Pull out every line from the listing that has the word "with".

* _Record set_:
** Begin **

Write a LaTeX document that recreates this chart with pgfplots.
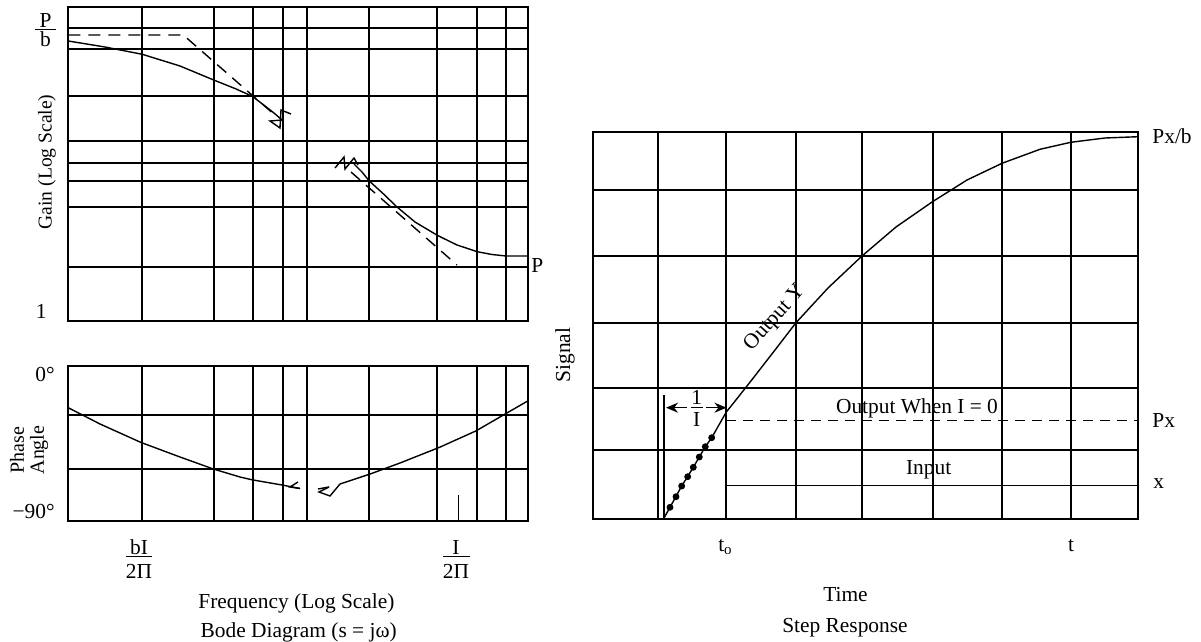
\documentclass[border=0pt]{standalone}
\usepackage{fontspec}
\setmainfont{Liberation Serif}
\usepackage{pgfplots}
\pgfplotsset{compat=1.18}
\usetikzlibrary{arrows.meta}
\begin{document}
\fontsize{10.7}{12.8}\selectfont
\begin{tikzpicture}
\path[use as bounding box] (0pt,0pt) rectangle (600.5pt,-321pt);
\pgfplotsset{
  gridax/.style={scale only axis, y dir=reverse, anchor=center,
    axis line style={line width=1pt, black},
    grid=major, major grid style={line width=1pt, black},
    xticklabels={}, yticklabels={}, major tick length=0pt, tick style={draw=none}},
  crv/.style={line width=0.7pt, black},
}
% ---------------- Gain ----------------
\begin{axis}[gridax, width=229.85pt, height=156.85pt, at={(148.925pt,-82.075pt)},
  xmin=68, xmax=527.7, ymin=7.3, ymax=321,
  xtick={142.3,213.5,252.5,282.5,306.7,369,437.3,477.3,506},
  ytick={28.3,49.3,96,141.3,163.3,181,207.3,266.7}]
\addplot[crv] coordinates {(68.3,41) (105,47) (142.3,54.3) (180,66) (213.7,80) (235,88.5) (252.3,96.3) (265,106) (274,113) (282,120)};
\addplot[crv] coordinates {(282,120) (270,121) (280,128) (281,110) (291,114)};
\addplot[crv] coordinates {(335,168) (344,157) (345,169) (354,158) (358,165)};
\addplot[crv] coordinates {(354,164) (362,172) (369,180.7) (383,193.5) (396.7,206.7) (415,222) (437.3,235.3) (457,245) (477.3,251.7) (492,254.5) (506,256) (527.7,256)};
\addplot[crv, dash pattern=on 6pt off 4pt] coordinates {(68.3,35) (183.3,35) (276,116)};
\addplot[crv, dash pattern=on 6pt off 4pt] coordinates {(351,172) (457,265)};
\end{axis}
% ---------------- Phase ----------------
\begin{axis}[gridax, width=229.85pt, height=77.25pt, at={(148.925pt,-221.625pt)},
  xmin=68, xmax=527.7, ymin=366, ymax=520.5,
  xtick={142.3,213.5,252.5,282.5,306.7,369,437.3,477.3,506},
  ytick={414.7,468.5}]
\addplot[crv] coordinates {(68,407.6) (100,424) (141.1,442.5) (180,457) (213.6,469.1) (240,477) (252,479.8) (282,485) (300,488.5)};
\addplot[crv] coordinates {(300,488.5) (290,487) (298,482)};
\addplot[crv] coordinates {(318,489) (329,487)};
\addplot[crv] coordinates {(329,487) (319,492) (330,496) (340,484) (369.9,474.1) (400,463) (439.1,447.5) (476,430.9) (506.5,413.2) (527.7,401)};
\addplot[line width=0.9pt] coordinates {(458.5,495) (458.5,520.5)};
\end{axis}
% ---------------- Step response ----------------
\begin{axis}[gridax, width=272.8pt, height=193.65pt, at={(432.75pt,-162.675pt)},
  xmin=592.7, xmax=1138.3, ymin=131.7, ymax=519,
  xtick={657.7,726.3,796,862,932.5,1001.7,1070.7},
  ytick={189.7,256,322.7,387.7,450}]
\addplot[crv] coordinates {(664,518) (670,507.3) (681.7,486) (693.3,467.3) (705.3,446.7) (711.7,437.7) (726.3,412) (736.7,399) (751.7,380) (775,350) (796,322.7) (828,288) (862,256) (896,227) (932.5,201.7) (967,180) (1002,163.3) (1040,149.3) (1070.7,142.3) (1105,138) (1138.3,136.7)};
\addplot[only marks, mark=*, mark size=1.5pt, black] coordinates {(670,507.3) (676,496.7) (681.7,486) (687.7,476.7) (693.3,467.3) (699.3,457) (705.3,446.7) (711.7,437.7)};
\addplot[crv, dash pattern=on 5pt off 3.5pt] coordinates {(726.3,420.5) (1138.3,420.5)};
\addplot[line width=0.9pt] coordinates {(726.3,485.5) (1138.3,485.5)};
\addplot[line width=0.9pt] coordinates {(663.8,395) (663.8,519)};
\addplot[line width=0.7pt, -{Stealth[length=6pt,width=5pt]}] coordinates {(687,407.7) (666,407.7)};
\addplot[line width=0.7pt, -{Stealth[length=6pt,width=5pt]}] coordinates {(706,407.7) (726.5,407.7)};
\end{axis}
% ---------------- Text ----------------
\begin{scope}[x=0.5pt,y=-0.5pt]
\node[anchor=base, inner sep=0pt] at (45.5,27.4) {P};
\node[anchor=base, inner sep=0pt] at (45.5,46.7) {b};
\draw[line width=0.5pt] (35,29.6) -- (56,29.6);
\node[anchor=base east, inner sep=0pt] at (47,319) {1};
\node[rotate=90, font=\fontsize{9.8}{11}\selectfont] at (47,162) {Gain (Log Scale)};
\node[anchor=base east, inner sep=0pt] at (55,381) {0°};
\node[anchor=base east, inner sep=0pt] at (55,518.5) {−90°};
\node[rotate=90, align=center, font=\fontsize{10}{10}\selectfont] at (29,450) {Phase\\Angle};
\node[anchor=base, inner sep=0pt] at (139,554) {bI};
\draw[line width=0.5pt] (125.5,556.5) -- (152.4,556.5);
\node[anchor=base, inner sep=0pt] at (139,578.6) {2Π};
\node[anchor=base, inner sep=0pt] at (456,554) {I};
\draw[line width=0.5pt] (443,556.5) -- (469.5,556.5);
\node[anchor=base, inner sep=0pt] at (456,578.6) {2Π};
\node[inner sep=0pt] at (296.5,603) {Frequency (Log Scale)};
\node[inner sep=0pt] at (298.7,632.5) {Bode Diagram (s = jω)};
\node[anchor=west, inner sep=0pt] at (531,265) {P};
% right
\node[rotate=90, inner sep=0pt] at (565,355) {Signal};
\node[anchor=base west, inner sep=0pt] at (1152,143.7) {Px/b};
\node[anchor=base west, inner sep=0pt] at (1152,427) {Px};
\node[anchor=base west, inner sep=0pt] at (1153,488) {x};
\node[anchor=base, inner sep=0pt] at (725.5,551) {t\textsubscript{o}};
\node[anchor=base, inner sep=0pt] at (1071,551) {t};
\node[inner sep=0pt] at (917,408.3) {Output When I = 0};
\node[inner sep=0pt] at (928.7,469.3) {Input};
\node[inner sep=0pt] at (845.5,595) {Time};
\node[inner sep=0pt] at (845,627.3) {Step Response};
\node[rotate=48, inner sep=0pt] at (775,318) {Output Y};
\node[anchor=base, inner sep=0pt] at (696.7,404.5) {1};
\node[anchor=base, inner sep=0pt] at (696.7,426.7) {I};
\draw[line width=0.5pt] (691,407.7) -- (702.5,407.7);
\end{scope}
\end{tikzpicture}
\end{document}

** End **
** Begin **

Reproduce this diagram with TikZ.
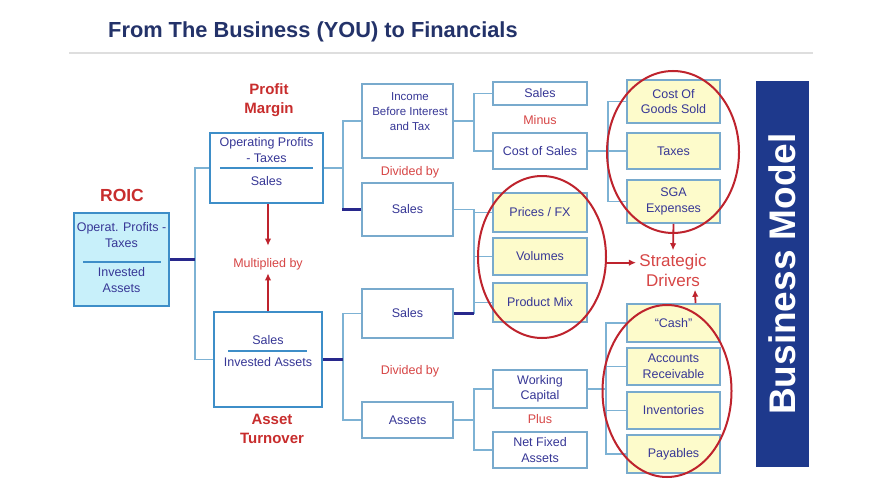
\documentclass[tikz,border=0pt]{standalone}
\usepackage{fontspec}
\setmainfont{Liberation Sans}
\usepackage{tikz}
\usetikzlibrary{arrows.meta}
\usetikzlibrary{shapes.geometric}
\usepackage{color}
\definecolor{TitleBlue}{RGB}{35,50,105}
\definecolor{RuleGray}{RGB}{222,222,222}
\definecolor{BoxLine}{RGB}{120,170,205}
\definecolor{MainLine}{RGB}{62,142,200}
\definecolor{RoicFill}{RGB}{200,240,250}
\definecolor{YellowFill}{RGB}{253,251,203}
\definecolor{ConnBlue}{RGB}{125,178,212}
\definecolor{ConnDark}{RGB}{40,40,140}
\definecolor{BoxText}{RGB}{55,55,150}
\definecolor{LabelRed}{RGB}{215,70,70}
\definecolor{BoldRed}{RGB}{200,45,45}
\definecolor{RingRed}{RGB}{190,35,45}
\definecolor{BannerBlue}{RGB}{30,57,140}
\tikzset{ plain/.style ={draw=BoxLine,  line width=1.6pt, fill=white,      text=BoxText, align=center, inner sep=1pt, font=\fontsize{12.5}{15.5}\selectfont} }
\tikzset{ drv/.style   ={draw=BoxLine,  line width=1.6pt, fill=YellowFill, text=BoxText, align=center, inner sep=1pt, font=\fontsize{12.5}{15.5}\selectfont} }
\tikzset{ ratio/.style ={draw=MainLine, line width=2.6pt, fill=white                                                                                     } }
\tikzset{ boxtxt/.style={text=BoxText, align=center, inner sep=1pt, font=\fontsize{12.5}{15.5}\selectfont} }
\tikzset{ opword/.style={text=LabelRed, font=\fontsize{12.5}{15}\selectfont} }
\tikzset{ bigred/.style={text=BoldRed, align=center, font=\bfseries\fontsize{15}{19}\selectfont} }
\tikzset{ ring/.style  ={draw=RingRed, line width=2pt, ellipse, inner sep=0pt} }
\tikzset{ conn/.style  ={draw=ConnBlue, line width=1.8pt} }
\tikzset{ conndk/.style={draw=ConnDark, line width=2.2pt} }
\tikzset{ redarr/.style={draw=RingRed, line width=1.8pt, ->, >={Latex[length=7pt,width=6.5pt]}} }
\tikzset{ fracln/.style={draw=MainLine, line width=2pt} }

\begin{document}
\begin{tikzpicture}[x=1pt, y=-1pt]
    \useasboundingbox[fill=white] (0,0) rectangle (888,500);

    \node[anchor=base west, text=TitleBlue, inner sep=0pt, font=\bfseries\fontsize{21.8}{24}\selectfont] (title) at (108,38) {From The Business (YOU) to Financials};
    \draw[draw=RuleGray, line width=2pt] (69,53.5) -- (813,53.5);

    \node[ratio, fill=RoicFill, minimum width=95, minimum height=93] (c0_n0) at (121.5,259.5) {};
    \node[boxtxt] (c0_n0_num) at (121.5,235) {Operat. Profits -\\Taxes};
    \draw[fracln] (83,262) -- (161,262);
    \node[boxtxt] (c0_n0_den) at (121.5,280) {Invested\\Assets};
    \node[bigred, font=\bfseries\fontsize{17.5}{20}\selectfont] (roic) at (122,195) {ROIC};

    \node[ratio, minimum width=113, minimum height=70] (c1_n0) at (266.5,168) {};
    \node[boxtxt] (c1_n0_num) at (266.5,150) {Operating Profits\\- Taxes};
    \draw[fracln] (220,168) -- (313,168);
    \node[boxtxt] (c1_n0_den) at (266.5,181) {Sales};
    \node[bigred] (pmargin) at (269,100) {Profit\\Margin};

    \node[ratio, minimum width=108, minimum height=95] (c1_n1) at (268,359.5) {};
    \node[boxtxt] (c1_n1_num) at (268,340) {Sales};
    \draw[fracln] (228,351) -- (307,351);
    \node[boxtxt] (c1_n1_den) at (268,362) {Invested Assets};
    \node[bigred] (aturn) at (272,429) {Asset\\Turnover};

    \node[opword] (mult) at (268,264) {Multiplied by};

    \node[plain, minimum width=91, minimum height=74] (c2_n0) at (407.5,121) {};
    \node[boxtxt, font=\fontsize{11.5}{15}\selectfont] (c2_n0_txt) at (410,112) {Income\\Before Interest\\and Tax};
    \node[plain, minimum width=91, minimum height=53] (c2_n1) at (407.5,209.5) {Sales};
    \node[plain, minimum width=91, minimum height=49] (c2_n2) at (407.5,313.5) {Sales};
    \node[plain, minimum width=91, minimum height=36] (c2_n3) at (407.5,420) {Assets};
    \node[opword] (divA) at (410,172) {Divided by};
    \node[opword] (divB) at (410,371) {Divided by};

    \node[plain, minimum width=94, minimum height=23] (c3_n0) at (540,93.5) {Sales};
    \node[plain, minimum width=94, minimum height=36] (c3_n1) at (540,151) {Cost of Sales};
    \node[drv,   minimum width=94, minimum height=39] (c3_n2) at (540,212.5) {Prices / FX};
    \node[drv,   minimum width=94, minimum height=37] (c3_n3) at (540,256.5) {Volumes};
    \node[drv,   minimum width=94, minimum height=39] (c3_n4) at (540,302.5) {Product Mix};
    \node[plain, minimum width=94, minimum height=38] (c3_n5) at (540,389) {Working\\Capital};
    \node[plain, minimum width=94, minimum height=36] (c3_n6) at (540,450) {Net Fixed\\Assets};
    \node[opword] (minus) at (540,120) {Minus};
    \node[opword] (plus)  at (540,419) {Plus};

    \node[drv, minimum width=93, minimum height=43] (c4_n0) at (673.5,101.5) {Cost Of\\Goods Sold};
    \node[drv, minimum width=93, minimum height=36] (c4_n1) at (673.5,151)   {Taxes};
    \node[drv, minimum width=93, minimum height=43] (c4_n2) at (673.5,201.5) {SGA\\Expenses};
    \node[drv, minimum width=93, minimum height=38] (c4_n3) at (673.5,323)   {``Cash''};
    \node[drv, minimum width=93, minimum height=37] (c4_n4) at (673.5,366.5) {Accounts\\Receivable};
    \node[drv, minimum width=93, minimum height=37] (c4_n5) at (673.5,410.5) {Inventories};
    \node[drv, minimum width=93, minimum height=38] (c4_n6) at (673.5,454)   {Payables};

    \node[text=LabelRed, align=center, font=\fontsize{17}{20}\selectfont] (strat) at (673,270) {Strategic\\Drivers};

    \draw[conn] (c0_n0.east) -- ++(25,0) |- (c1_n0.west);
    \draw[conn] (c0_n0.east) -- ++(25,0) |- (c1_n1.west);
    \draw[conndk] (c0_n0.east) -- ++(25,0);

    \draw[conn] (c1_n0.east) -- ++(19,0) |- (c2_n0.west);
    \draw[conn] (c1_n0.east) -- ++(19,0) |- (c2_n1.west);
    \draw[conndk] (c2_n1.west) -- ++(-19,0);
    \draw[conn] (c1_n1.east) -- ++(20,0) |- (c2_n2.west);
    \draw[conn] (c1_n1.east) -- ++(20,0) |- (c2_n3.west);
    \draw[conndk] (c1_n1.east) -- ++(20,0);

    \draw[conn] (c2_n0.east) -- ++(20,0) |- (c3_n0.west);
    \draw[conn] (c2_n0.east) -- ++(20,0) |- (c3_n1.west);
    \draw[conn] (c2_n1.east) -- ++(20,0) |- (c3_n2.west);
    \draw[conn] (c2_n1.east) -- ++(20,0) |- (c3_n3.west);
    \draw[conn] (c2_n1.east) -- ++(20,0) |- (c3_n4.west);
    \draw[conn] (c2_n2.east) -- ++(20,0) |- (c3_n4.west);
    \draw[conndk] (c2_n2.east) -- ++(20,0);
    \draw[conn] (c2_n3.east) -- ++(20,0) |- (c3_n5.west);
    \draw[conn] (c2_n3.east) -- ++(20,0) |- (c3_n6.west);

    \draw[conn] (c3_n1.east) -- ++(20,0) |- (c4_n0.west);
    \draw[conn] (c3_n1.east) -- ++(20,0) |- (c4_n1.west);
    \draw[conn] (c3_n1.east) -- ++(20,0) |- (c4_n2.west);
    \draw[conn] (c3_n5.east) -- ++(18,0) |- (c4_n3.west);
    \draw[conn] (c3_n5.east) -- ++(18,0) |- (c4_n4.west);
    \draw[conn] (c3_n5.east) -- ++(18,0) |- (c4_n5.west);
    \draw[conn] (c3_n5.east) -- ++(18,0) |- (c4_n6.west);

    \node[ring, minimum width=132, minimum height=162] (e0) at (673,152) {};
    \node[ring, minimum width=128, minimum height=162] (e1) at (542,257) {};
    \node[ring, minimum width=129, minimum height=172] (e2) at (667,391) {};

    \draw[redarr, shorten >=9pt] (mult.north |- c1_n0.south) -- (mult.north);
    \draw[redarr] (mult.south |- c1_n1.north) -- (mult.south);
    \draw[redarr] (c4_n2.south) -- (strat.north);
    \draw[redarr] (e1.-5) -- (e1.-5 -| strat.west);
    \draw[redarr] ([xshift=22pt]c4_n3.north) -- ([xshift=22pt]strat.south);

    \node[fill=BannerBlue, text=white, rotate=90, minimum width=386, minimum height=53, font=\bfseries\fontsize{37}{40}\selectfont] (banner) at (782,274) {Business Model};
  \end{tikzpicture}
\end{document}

** End **

* _Response to the exercise_:
Write a LaTeX document that recreates this chart with pgfplots.
Reproduce this diagram with TikZ.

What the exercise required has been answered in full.